Lawyers for the family of Hamid al-Sweady, 19, have demanded an independent investigation into claims that he was killed after being taken prisoner. They also represent five prisoners who claim that they were subject to unlawful interrogation methods, The Ministry of Defence had opposed a public inquiry into the allegations arguing that an investigation by the Royal Military Police (RMP) had concluded that the claims of torture and murder were groundless.
Bill Rammell, the Armed Forces Minister, has insisted that there is no evidence of abuse and murder. “For these allegations to be true, it would have involved a massive conspiracy involving huge numbers of people.”
However, the High Court has condemned the investigation by the RMP as “not thorough and proficient”. It criticised Colonel Dudley Giles, the respected second-in-command of the Royal Military Police, who has been responsible for overseeing investigations of all allegations of abuse in Iraq.

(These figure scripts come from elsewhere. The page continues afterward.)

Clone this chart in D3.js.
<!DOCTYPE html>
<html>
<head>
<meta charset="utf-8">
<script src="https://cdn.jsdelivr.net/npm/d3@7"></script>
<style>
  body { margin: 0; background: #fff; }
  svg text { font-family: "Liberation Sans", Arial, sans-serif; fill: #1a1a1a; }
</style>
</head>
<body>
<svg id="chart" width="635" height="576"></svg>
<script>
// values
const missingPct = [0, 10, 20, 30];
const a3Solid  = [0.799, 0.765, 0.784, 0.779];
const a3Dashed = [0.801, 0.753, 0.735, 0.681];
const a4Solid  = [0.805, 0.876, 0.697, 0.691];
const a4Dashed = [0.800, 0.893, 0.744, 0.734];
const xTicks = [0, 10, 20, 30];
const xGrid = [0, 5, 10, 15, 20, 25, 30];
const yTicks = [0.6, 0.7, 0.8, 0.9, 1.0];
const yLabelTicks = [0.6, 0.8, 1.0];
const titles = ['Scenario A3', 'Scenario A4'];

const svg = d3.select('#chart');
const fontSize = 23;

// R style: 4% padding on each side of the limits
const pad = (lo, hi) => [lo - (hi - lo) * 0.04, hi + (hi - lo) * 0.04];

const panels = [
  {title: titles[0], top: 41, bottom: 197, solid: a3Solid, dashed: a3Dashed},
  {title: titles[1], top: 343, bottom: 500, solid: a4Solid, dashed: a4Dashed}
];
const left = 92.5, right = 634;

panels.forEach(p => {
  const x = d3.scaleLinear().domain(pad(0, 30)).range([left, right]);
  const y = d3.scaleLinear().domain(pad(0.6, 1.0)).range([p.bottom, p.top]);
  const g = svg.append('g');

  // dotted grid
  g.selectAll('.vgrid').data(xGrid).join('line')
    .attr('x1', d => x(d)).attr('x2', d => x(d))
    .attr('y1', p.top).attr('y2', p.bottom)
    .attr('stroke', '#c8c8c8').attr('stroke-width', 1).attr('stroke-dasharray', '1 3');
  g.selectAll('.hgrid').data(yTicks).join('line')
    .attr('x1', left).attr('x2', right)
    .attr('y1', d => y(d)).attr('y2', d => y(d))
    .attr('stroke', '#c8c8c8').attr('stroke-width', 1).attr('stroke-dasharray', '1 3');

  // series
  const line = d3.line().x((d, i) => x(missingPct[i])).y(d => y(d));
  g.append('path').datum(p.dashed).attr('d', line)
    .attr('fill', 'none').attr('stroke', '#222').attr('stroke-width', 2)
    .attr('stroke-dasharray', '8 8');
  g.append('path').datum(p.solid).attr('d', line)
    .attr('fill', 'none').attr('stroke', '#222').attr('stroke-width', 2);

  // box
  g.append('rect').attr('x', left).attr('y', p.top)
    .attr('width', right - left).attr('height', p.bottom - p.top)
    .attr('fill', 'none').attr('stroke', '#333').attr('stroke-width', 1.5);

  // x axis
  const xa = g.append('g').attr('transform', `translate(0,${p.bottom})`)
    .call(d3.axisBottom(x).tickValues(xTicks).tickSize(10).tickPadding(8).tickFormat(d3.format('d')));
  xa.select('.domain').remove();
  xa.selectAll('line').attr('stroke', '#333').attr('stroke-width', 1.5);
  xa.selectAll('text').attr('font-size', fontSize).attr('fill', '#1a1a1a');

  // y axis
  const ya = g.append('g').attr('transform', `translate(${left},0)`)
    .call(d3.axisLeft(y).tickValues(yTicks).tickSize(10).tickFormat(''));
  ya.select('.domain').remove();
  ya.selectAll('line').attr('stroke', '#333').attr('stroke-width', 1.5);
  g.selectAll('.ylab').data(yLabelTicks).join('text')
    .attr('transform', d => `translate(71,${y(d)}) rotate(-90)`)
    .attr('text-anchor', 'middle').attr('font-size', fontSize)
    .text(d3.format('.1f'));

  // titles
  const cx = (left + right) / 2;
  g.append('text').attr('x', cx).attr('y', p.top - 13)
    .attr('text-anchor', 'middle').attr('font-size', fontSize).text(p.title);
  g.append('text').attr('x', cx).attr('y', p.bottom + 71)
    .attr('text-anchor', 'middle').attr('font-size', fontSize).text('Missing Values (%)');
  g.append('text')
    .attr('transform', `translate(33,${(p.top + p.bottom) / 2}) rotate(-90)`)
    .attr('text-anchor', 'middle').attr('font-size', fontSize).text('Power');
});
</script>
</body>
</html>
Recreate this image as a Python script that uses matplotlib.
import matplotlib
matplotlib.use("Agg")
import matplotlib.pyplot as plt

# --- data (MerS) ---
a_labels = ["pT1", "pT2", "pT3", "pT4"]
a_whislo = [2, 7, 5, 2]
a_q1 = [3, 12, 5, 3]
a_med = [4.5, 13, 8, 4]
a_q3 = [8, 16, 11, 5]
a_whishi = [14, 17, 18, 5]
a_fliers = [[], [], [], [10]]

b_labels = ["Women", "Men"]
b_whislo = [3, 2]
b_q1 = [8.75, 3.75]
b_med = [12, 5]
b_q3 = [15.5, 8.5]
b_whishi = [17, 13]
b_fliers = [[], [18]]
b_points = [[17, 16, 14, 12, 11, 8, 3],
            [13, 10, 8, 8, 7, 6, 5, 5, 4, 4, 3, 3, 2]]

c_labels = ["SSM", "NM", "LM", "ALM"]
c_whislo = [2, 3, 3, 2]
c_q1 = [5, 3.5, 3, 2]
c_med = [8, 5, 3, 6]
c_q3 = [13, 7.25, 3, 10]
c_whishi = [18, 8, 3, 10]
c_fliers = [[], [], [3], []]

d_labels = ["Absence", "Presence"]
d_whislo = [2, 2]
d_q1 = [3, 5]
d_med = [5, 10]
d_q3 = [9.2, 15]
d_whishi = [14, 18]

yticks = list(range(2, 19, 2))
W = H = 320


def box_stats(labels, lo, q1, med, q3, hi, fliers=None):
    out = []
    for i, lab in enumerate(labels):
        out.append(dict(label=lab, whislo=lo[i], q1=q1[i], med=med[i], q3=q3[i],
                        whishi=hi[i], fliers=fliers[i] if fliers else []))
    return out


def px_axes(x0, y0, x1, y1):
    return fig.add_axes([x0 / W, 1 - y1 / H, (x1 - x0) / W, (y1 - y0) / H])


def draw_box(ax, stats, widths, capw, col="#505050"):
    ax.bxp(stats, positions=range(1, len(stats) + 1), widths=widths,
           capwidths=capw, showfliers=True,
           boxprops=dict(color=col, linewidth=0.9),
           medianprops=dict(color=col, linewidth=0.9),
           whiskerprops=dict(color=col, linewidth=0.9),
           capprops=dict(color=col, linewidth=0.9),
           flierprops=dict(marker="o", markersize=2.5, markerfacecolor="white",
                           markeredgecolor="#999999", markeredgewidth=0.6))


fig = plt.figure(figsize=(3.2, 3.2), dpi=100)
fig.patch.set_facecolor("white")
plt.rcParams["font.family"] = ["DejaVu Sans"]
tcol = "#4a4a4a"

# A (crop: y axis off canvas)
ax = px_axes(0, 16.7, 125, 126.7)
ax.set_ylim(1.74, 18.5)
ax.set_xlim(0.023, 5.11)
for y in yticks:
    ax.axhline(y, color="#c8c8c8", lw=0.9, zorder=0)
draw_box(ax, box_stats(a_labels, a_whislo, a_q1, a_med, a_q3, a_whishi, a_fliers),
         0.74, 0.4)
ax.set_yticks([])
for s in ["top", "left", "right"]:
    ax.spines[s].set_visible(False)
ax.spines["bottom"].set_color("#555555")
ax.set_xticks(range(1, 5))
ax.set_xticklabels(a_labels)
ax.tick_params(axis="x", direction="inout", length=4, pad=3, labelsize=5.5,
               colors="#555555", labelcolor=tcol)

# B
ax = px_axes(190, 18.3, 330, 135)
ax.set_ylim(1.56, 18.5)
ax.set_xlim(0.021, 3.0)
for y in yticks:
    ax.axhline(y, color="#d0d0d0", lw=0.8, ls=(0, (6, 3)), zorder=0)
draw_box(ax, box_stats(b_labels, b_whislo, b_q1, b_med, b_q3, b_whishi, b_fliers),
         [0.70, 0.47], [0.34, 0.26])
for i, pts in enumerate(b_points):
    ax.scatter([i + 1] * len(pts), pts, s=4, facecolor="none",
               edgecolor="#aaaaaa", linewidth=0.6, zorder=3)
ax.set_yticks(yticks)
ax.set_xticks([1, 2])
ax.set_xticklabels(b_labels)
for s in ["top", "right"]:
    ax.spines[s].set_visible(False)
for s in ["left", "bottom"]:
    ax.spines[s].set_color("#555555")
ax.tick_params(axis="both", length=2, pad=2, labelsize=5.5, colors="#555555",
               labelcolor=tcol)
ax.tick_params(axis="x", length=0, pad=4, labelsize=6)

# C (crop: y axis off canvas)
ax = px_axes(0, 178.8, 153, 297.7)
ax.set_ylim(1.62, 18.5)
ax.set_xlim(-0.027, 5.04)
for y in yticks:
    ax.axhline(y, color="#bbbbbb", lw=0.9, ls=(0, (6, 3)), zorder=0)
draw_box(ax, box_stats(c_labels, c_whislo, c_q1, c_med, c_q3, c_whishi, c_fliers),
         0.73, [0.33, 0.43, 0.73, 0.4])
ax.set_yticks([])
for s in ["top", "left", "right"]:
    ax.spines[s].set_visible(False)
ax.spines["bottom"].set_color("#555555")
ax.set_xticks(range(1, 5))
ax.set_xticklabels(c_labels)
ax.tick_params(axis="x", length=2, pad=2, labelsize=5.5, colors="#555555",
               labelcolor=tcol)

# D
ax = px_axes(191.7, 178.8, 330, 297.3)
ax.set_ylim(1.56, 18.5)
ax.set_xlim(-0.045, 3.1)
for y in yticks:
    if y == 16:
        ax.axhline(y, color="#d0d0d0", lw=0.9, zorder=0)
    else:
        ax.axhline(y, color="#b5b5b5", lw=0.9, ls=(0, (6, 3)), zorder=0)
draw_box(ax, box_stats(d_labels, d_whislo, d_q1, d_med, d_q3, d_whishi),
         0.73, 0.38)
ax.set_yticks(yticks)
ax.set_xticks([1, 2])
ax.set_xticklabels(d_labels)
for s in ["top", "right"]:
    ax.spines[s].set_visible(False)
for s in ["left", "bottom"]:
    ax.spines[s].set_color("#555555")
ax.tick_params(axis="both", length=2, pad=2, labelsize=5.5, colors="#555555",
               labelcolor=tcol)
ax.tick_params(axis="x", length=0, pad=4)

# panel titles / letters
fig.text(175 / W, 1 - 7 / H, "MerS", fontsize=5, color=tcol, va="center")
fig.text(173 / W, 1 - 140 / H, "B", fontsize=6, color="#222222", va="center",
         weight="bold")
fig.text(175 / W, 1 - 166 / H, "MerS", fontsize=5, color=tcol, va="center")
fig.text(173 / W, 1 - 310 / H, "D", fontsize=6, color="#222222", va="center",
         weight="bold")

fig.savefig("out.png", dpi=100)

The judges, led by Lord Justice Scott Baker, described Colonel Giles, who was giving evidence on behalf of the Defence Secretary, as an “unsatisfactory witness” whose evidence was “seriously flawed”.

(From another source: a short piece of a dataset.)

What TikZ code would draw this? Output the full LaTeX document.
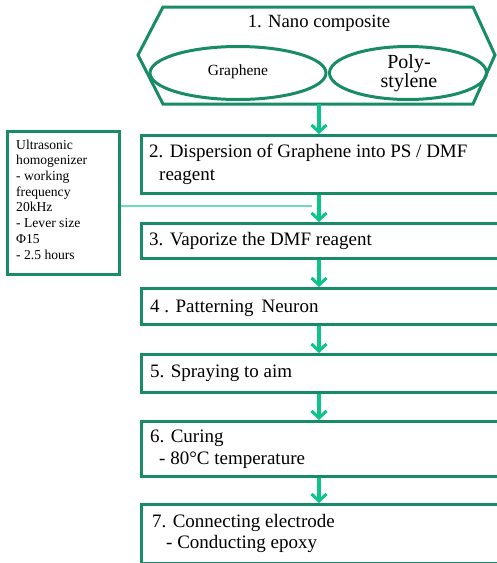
\documentclass[tikz,border=0pt]{standalone}
\usepackage{fontspec}
\setmainfont{Liberation Serif}
\usetikzlibrary{arrows.meta,shapes.geometric}
\definecolor{boxgreen}{RGB}{24,140,102}
\definecolor{arrowgreen}{RGB}{10,196,140}
\definecolor{linegreen}{RGB}{110,220,185}
\begin{document}
\begin{tikzpicture}[x=1pt,y=-1pt,
  box/.style={draw=boxgreen, line width=3pt, rectangle, inner sep=0pt, anchor=north west, minimum width=385},
  oval/.style={draw=boxgreen, line width=3pt, ellipse, inner sep=0pt},
  flow/.style={draw=arrowgreen, line width=3.5pt, -{Straight Barb[length=7pt,width=15pt,line width=3pt]}},
  maintext/.style={anchor=base west, inner sep=0pt, font=\fontsize{19}{22}\selectfont},
  sidetext/.style={anchor=base west, inner sep=0pt, align=left, font=\fontsize{13.6}{15.7}\selectfont}]
\useasboundingbox (0,0) rectangle (496,563);

% hexagon
\coordinate (h1) at (163,7);
\coordinate (h2) at (473,7);
\coordinate (h3) at (495,55);
\coordinate (h4) at (473,104);
\coordinate (h5) at (163,104);
\coordinate (h6) at (138,55);
\coordinate (hexbot) at (319,104);
\draw[boxgreen, line width=3pt, line join=miter] (h1) -- (h2) -- (h3) -- (h4) -- (h5) -- (h6) -- cycle;
\node[anchor=base, inner sep=0pt, font=\fontsize{18.7}{21}\selectfont] (t1) at (319,27) {1. Nano composite};
\node[oval, minimum width=176, minimum height=53] (e1) at (238,73) {};
\node[font=\fontsize{15.5}{17}\selectfont, inner sep=0pt] (g) at (238,72) {Graphene};
\node[oval, minimum width=157, minimum height=53] (e2) at (408,73) {};
\node[font=\fontsize{20}{19}\selectfont, inner sep=0pt, align=center] (ps) at (409,73) {Poly-\\stylene};

% boxes
\node[box, minimum height=58] (b2) at (140,134) {};
\node[box, minimum height=35] (b3) at (140,222) {};
\node[box, minimum height=36] (b4) at (140,287) {};
\node[box, minimum height=38] (b5) at (140,353) {};
\node[box, minimum height=55] (b6) at (140,420) {};
\node[box, minimum height=59] (b7) at (140,503) {};

\node[maintext] (t2a) at (149,157) {2. Dispersion of Graphene into PS / DMF};
\node[maintext] (t2b) at (159,180) {reagent};
\node[maintext] (t3) at (149,245) {3. Vaporize the DMF reagent};
\node[maintext] (t4) at (150,312) {4 . Patterning\, Neuron};
\node[maintext] (t5) at (150,377) {5. Spraying to aim};
\node[maintext] (t6a) at (150,442) {6. Curing};
\node[maintext] (t6b) at (159,464) {- 80°C temperature};
\node[maintext] (t7a) at (152,527) {7. Connecting electrode};
\node[maintext] (t7b) at (166,548) {- Conducting epoxy};

% side box
\node[box, minimum width=112, minimum height=143] (side) at (6,130) {};
\node[sidetext] (st) at (16,259) {Ultrasonic\\homogenizer\\- working\\frequency\\20kHz\\- Lever size\\Φ15\\- 2.5 hours};

% connectors
\draw[flow] (hexbot) -- (hexbot |- b2.north);
\draw[flow] (b2.south -| hexbot) -- (b3.north -| hexbot);
\draw[flow] (b3.south -| hexbot) -- (b4.north -| hexbot);
\draw[flow] (b4.south -| hexbot) -- (b5.north -| hexbot);
\draw[flow] (b5.south -| hexbot) -- (b6.north -| hexbot);
\draw[flow] (b6.south -| hexbot) -- (b7.north -| hexbot);
\coordinate (lineend) at (312,206);
\draw[linegreen, line width=1.5pt] (side.east |- lineend) -- (lineend);
\end{tikzpicture}
\end{document}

The Ministry of Defence said yesterday that as a result of the criticism by the High Court the Royal Military Police had “changed its command structure”. The force is redeploying 46 officers to investigate historic allegations of crimes in Iraq. The MoD has also formed a Department of Judicial Policy Engagement to collect and prepare evidence for criminal trials, inquests and public inquiries.
A military spokeswoman said: “While determining the truth is a job for that body I fully expect this independent inquiry will exonerate once and for all the brave and professional personnel involved in this incident.”
Daniel Carey, of Public Interest Lawyers, which is representing Mr al-Sweady’s uncle and the five men who claim to have been tortured, said: “These are the most serious of allegations and they are supported by evidence heard during the court hearing.
“It does ministers no credit to continue to protest the Army’s innocence when it is clear that its own investigation was at best incompetent and at worst wilfully defective.
“Serious questions now remain to be answered about this and the hundreds of other cases involving Iraqi civilians that we now know went uninvestigated in Iraq.”